Please note that tax, investment, pension and ISA rules can change and the information and any views contained in this article may now be inaccurate.
Keystone to become third UK-quoted law firm
Keystone’s model has been described as disruptive compared to more traditional law firms in the UK, although it is hardly revolutionary.
The company is dubbed a ‘virtual law firm’; it uses a bespoke IT system called ‘Keyed-in’ which provides lawyers with remote access to document assembly tools so they are not tied to an office.
It also offers a performance-based remuneration structure rather than paying conventional salaries. Lawyers receive support from a central London office providing meeting rooms and support staff performing administrative functions.
The model means fee-earners are freed up from running a legal practice and cost savings can be passed on to clients. The firm has been successful in winning clients, acting for top names including FIFA, Bosch, Siemens, RSA Insurance (RSA), Glencore (GLEN) and Hiscox (HSX).
The firm is gearing up for an AIM float on 27 November, having raised £15m with a placing price of 160p valuing it at £50m which is £10m more than Gordon Dadds’ market cap on admission.
Of the cash raised at IPO (initial public offering) after expenses, £5m will go to existing shareholders who are selling down their holdings and £7.4m will be used to redeem loan notes and leave the company debt-free.
A new sector arises
The legal sector is relatively new to investors given that only two law firms have so far listed in the UK, so there is still an element of education to be done in order for the market to understand how law firms work.

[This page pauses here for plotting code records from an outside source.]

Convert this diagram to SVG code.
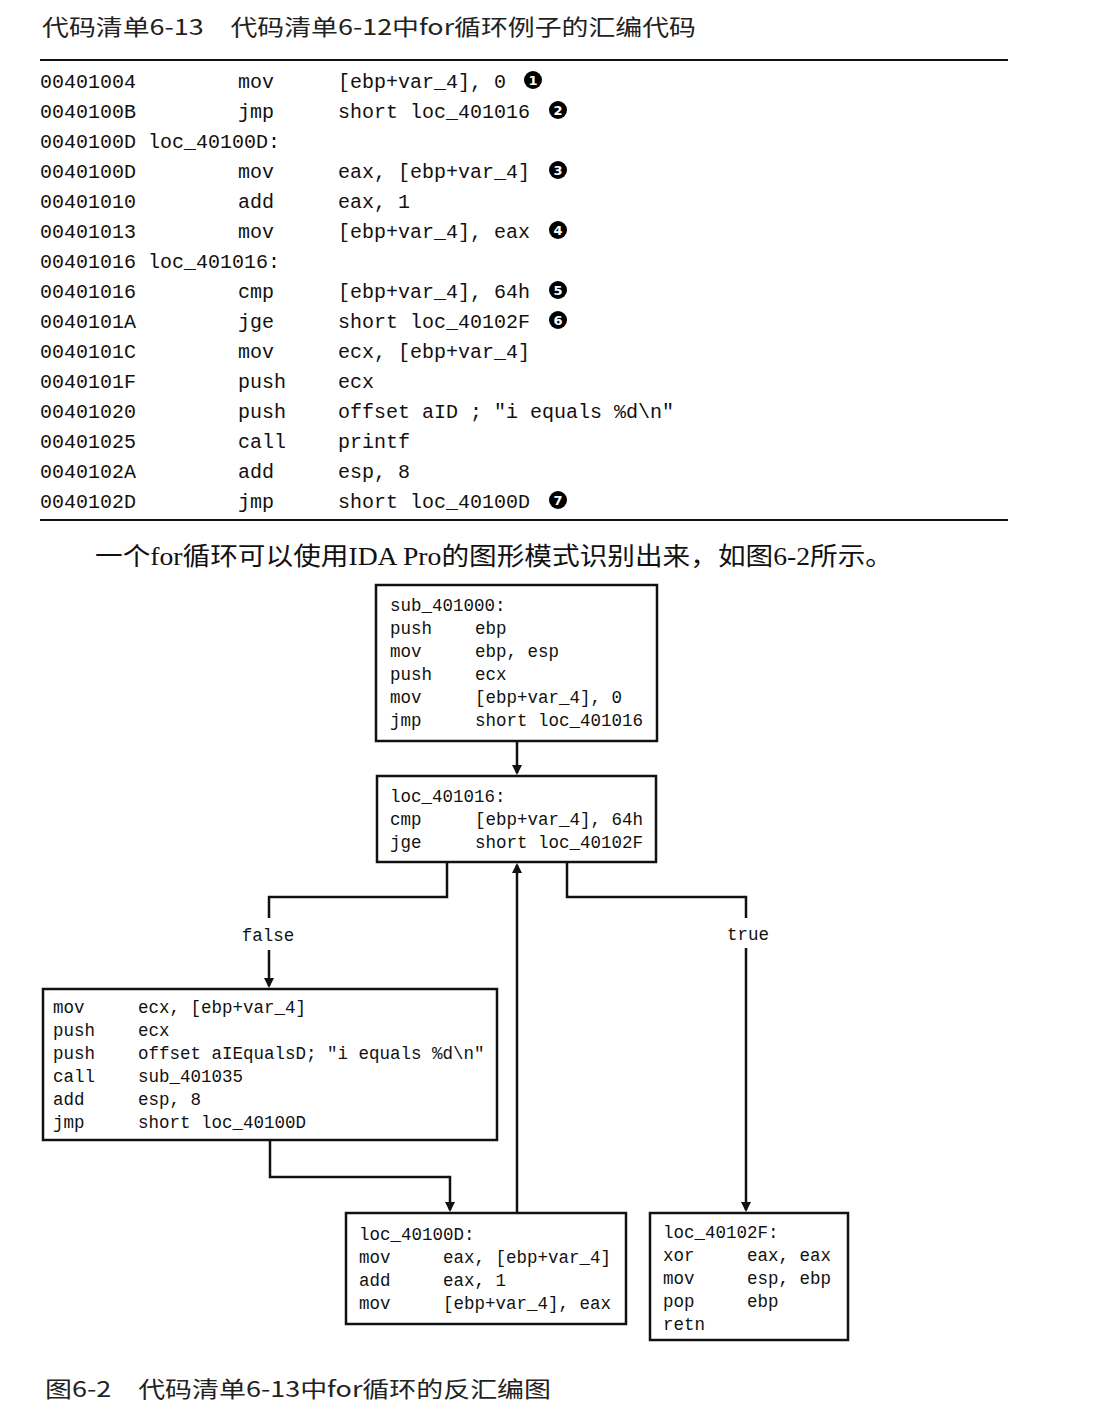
<svg xmlns="http://www.w3.org/2000/svg" width="1116" height="1418" viewBox="0 0 1116 1418">
<style>
.t{font-family:"Noto Sans CJK SC","Noto Sans",sans-serif;font-size:22px;fill:#222}
.m{font-family:"Liberation Mono","DejaVu Sans Mono",monospace;font-size:20px;fill:#111}
.b{font-family:"Liberation Mono","DejaVu Sans Mono",monospace;font-size:17.5px;fill:#111}
.p{font-family:"Liberation Serif","Noto Sans CJK SC",serif;font-size:25px;fill:#111}
.box{fill:#fff;stroke:#111;stroke-width:2.5}
.c{fill:none;stroke:#111;stroke-width:2.5}
.n{font-family:"DejaVu Sans",sans-serif;font-size:13px;font-weight:bold;fill:#fff;text-anchor:middle}
</style>
<defs><marker id="a" markerWidth="10" markerHeight="10" refX="8" refY="5" orient="auto" markerUnits="userSpaceOnUse"><path d="M0,0 L10,5 L0,10 Z" fill="#111"/></marker></defs>
<rect width="1116" height="1418" fill="#fff"/>
<text class="t" x="42" y="35" textLength="654" lengthAdjust="spacingAndGlyphs">代码清单6-13　代码清单6-12中for循环例子的汇编代码</text>
<line x1="40" y1="60" x2="1008" y2="60" stroke="#111" stroke-width="2"/>
<line x1="40" y1="520" x2="1008" y2="520" stroke="#111" stroke-width="2"/>
<g class="m">
<text x="40" y="88">00401004</text><text x="238" y="88">mov</text><text x="338" y="88">[ebp+var_4], 0</text>
<text x="40" y="118">0040100B</text><text x="238" y="118">jmp</text><text x="338" y="118">short loc_401016</text>
<text x="40" y="148">0040100D loc_40100D:</text>
<text x="40" y="178">0040100D</text><text x="238" y="178">mov</text><text x="338" y="178">eax, [ebp+var_4]</text>
<text x="40" y="208">00401010</text><text x="238" y="208">add</text><text x="338" y="208">eax, 1</text>
<text x="40" y="238">00401013</text><text x="238" y="238">mov</text><text x="338" y="238">[ebp+var_4], eax</text>
<text x="40" y="268">00401016 loc_401016:</text>
<text x="40" y="298">00401016</text><text x="238" y="298">cmp</text><text x="338" y="298">[ebp+var_4], 64h</text>
<text x="40" y="328">0040101A</text><text x="238" y="328">jge</text><text x="338" y="328">short loc_40102F</text>
<text x="40" y="358">0040101C</text><text x="238" y="358">mov</text><text x="338" y="358">ecx, [ebp+var_4]</text>
<text x="40" y="388">0040101F</text><text x="238" y="388">push</text><text x="338" y="388">ecx</text>
<text x="40" y="418">00401020</text><text x="238" y="418">push</text><text x="338" y="418">offset aID  ; "i equals %d\n"</text>
<text x="40" y="448">00401025</text><text x="238" y="448">call</text><text x="338" y="448">printf</text>
<text x="40" y="478">0040102A</text><text x="238" y="478">add</text><text x="338" y="478">esp, 8</text>
<text x="40" y="508">0040102D</text><text x="238" y="508">jmp</text><text x="338" y="508">short loc_40100D</text>
</g>
<g id="callouts">
<circle cx="533" cy="80" r="9"/><text class="n" x="533" y="85">1</text>
<circle cx="558" cy="110" r="9"/><text class="n" x="558" y="115">2</text>
<circle cx="558" cy="170" r="9"/><text class="n" x="558" y="175">3</text>
<circle cx="558" cy="230" r="9"/><text class="n" x="558" y="235">4</text>
<circle cx="558" cy="290" r="9"/><text class="n" x="558" y="295">5</text>
<circle cx="558" cy="320" r="9"/><text class="n" x="558" y="325">6</text>
<circle cx="558" cy="500" r="9"/><text class="n" x="558" y="505">7</text>
</g>
<text class="p" x="95" y="565" textLength="798" lengthAdjust="spacingAndGlyphs">一个for循环可以使用IDA Pro的图形模式识别出来，如图6-2所示。</text>
<g id="connectors">
<line class="c" x1="517" y1="741" x2="517" y2="773" marker-end="url(#a)"/>
<polyline class="c" points="447,862 447,897 269,897 269,918"/>
<line class="c" x1="269" y1="950" x2="269" y2="986" marker-end="url(#a)"/>
<polyline class="c" points="567,862 567,897 746,897 746,918"/>
<line class="c" x1="746" y1="948" x2="746" y2="1210" marker-end="url(#a)"/>
<polyline class="c" points="270,1140 270,1177 450,1177 450,1210" marker-end="url(#a)"/>
<line class="c" x1="517" y1="1212" x2="517" y2="865" marker-end="url(#a)"/>
<text class="b" x="268" y="941" text-anchor="middle">false</text>
<text class="b" x="748" y="940" text-anchor="middle">true</text>
</g>
<g id="n1"><rect class="box" x="376" y="585" width="281" height="156"/>
<g class="b"><text x="390" y="611">sub_401000:</text>
<text x="390" y="634">push</text><text x="475" y="634">ebp</text>
<text x="390" y="657">mov</text><text x="475" y="657">ebp, esp</text>
<text x="390" y="680">push</text><text x="475" y="680">ecx</text>
<text x="390" y="703">mov</text><text x="475" y="703">[ebp+var_4], 0</text>
<text x="390" y="726">jmp</text><text x="475" y="726">short loc_401016</text></g></g>
<g id="n2"><rect class="box" x="377" y="776" width="279" height="86"/>
<g class="b"><text x="390" y="802">loc_401016:</text>
<text x="390" y="825">cmp</text><text x="475" y="825">[ebp+var_4], 64h</text>
<text x="390" y="848">jge</text><text x="475" y="848">short loc_40102F</text></g></g>
<g id="n3"><rect class="box" x="43" y="989" width="454" height="151"/>
<g class="b"><text x="53" y="1013">mov</text><text x="138" y="1013">ecx, [ebp+var_4]</text>
<text x="53" y="1036">push</text><text x="138" y="1036">ecx</text>
<text x="53" y="1059">push</text><text x="138" y="1059">offset aIEqualsD; "i equals %d\n"</text>
<text x="53" y="1082">call</text><text x="138" y="1082">sub_401035</text>
<text x="53" y="1105">add</text><text x="138" y="1105">esp, 8</text>
<text x="53" y="1128">jmp</text><text x="138" y="1128">short loc_40100D</text></g></g>
<g id="n4"><rect class="box" x="346" y="1213" width="280" height="111"/>
<g class="b"><text x="359" y="1240">loc_40100D:</text>
<text x="359" y="1263">mov</text><text x="443" y="1263">eax, [ebp+var_4]</text>
<text x="359" y="1286">add</text><text x="443" y="1286">eax, 1</text>
<text x="359" y="1309">mov</text><text x="443" y="1309">[ebp+var_4], eax</text></g></g>
<g id="n5"><rect class="box" x="650" y="1213" width="198" height="127"/>
<g class="b"><text x="663" y="1238">loc_40102F:</text>
<text x="663" y="1261">xor</text><text x="747" y="1261">eax, eax</text>
<text x="663" y="1284">mov</text><text x="747" y="1284">esp, ebp</text>
<text x="663" y="1307">pop</text><text x="747" y="1307">ebp</text>
<text x="663" y="1330">retn</text></g></g>
<text class="t" x="45" y="1397" textLength="506" lengthAdjust="spacingAndGlyphs">图6-2　代码清单6-13中for循环的反汇编图</text>
</svg>
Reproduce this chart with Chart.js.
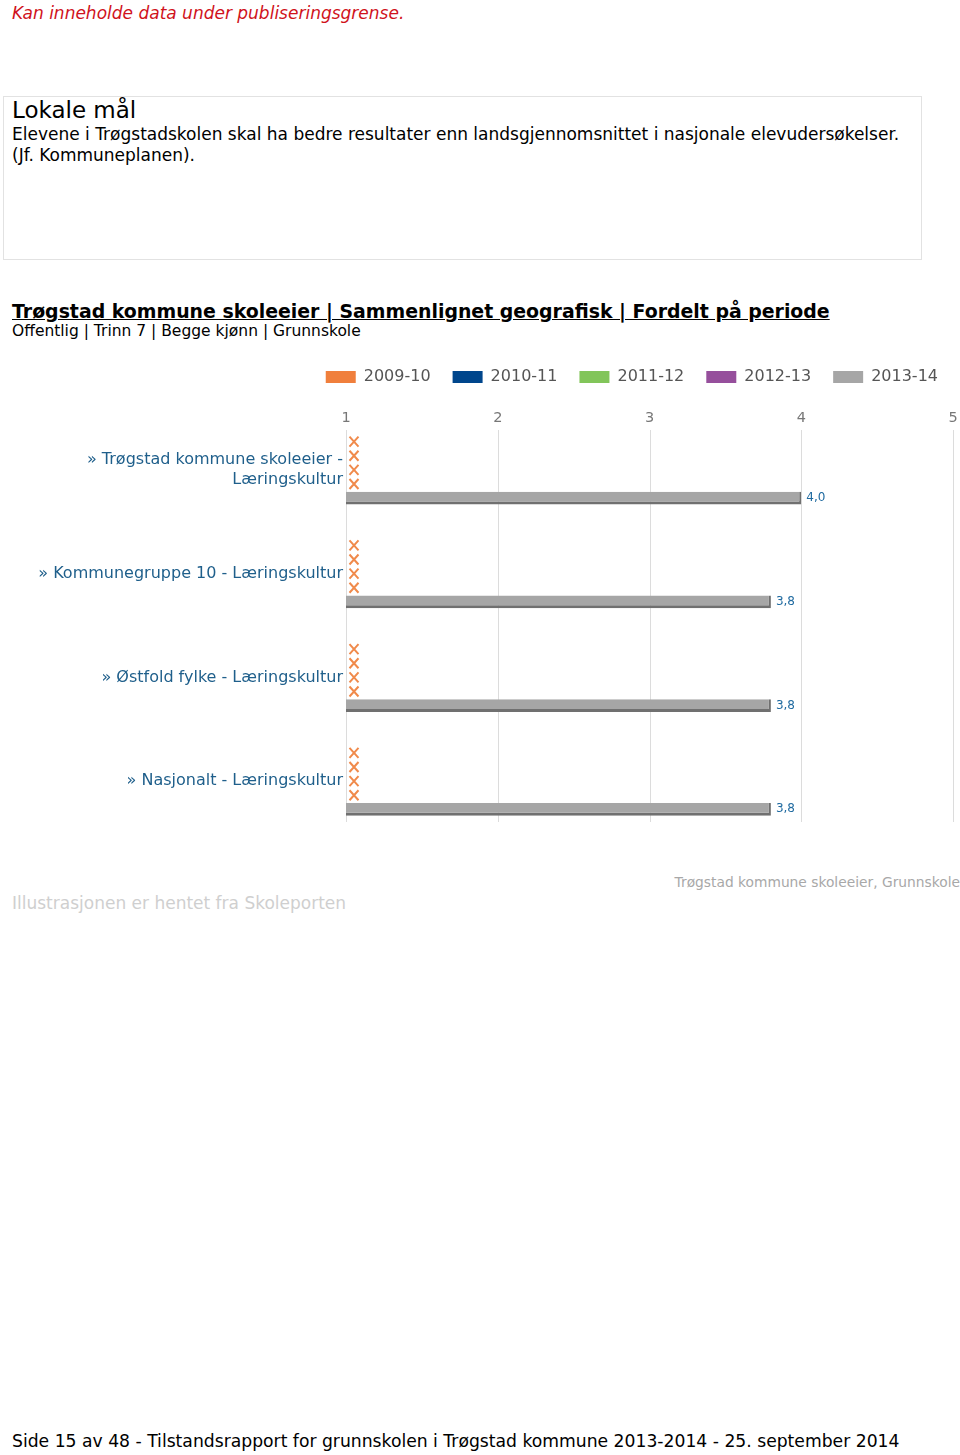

It’s still a tad early to judge the success of Gordon Dadds as a listed company and we note that it took Gateley almost a year to gain any traction with its share price.
Keystone has grown its revenue by around 20% per year since receiving a cash injection from private equity house Root Capital in 2014.
A quick look at the results for Keystone’s 2016 year show £26m turnover. In comparison, Gateley made £77.6m revenue with pre-tax profit up 19% to £13.1m.
Keystone has attracted lawyers from big name firms in the past including Berwin Leighton Paisner and West End firm Davenport Lyons (now part of Gordon Dadds).
It has more than 250 lawyers (all self-employed with no fixed or minimum remuneration) and 40 support staff, according to the company’s website.
A large part of its overheads are fixed and so Keystone believes it could enjoy higher operating margins as the business increases in size. We also note that Keystone’s lawyers only get paid once it does.